## Begin Given records

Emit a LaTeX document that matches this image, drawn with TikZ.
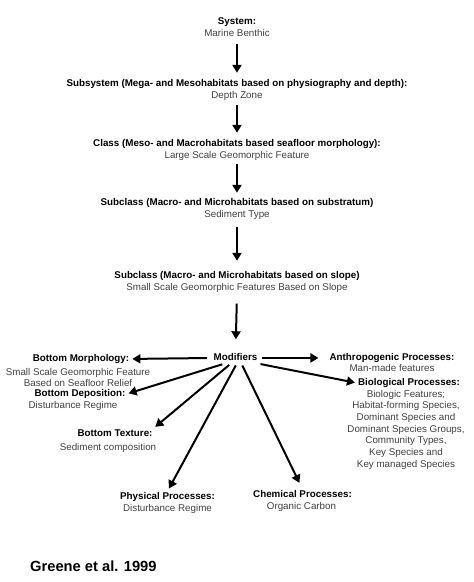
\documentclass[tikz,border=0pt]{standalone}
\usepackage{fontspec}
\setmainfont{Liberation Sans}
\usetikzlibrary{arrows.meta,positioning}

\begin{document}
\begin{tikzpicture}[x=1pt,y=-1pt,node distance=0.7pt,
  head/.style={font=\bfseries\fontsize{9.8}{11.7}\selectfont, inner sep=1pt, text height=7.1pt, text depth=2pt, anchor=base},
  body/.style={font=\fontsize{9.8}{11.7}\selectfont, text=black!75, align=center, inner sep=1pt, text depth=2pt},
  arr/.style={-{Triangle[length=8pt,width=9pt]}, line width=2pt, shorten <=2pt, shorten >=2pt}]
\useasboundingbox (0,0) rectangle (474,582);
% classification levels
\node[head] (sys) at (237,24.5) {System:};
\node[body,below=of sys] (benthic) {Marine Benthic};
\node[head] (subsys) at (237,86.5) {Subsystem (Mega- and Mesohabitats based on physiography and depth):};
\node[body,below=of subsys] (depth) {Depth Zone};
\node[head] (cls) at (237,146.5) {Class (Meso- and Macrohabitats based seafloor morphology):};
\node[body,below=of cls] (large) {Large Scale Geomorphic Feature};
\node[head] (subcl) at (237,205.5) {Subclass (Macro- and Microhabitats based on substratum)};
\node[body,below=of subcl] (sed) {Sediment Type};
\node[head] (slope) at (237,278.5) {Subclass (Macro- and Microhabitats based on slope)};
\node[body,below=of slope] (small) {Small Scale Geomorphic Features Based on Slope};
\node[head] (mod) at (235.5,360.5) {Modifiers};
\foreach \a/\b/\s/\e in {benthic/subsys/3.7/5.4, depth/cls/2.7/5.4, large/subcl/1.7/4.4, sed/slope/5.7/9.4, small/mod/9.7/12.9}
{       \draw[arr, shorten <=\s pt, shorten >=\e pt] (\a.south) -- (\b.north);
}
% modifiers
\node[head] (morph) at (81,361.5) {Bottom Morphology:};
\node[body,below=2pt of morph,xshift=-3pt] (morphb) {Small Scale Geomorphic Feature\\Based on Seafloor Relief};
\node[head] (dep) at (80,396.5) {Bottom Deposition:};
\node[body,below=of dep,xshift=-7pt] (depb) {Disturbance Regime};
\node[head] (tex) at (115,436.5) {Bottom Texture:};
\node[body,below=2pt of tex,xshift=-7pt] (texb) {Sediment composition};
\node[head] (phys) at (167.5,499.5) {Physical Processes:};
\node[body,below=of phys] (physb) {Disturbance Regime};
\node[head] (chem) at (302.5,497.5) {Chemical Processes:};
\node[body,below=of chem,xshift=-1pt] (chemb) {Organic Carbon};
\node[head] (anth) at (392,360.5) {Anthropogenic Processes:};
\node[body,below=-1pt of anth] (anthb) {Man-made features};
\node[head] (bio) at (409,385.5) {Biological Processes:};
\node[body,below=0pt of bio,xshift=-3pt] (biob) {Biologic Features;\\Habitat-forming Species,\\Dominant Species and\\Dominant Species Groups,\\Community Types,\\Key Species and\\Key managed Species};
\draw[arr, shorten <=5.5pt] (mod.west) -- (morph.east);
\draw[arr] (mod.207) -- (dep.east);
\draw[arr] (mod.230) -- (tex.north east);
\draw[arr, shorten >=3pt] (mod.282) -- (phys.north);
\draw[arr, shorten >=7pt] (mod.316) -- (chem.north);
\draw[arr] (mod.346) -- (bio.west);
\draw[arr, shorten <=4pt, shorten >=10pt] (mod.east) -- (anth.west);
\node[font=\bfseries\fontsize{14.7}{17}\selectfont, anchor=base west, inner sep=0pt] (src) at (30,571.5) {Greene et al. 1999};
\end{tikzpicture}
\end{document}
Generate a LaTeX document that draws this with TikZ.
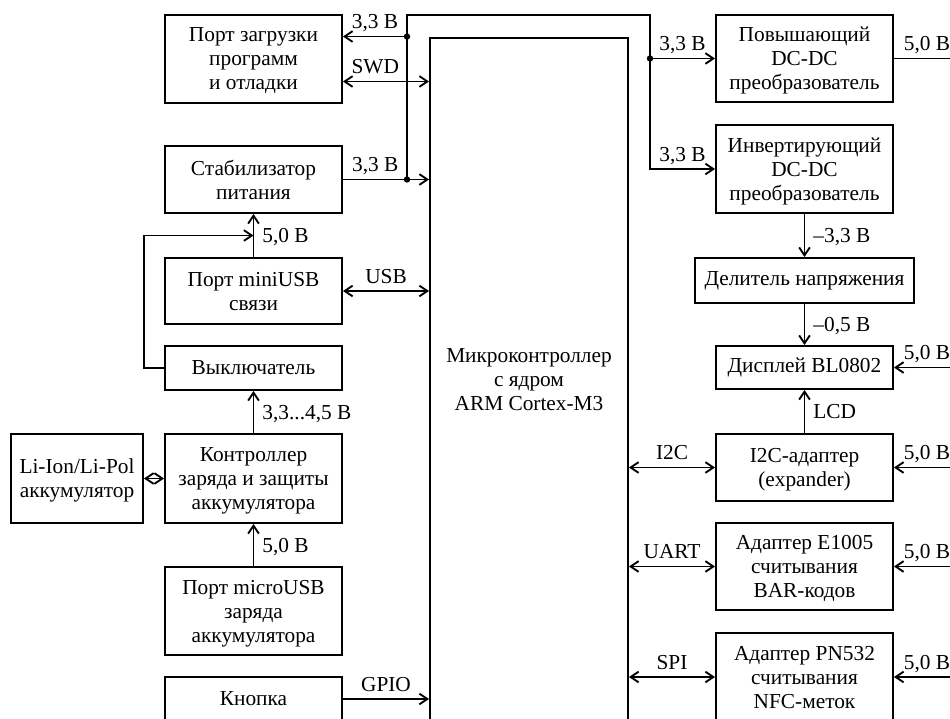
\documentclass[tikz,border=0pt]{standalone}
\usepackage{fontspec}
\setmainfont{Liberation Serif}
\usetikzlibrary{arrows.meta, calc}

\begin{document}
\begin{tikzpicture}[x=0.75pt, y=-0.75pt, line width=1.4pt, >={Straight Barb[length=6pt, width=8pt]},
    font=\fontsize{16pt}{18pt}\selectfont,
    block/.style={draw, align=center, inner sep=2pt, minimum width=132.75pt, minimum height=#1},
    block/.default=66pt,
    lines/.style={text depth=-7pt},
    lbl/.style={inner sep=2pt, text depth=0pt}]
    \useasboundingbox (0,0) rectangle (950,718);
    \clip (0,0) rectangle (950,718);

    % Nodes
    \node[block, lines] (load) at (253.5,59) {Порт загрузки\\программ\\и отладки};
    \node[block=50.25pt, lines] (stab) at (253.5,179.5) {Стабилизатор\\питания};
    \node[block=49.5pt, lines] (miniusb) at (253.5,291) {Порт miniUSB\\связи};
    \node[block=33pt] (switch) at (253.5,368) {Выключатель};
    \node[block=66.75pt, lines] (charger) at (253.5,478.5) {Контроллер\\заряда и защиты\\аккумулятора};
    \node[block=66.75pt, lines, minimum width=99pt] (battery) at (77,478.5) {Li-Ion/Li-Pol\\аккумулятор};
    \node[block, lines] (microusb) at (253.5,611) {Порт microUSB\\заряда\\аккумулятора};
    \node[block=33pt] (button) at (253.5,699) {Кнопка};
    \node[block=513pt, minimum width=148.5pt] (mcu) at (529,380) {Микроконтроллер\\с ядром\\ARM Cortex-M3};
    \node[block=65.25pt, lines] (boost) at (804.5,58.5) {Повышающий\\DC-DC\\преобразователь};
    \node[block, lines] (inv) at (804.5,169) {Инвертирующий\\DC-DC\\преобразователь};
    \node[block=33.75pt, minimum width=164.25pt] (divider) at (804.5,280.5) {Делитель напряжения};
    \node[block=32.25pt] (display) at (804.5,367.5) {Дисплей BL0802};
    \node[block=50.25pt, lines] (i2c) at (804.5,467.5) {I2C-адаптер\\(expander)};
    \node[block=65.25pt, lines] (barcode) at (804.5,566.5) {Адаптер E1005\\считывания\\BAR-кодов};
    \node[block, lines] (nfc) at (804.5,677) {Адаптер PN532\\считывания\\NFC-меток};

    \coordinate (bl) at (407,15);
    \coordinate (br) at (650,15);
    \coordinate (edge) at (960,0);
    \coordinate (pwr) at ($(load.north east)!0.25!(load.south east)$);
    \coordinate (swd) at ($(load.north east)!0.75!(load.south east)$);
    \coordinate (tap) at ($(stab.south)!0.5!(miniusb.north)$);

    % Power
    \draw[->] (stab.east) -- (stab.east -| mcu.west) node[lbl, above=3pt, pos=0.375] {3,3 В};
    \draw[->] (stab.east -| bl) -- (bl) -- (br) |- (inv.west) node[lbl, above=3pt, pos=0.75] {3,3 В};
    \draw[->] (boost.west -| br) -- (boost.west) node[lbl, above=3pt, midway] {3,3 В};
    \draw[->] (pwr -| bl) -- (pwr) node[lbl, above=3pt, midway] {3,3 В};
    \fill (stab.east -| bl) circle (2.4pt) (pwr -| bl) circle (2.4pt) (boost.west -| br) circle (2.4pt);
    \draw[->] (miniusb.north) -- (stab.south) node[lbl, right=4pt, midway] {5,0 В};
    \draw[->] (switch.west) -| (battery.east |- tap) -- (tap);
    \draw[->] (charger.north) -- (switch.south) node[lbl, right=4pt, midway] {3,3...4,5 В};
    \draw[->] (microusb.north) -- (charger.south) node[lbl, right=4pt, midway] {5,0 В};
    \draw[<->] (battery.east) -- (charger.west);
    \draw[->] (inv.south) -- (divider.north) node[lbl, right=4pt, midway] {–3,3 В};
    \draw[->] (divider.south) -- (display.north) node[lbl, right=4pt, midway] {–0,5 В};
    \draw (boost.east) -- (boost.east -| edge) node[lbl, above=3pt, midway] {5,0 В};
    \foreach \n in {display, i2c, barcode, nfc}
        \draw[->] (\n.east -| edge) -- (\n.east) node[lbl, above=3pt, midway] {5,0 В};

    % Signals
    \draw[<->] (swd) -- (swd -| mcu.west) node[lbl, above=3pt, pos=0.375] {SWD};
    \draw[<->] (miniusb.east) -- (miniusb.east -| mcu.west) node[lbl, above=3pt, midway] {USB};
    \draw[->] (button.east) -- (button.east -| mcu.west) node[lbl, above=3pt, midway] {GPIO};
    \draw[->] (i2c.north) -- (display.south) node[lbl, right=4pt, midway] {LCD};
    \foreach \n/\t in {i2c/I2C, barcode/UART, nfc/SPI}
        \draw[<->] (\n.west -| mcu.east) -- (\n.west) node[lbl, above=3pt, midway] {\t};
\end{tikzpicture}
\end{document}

## End Given records

Report how many lines of the records above contain the word "LaTeX", giving only the number.

2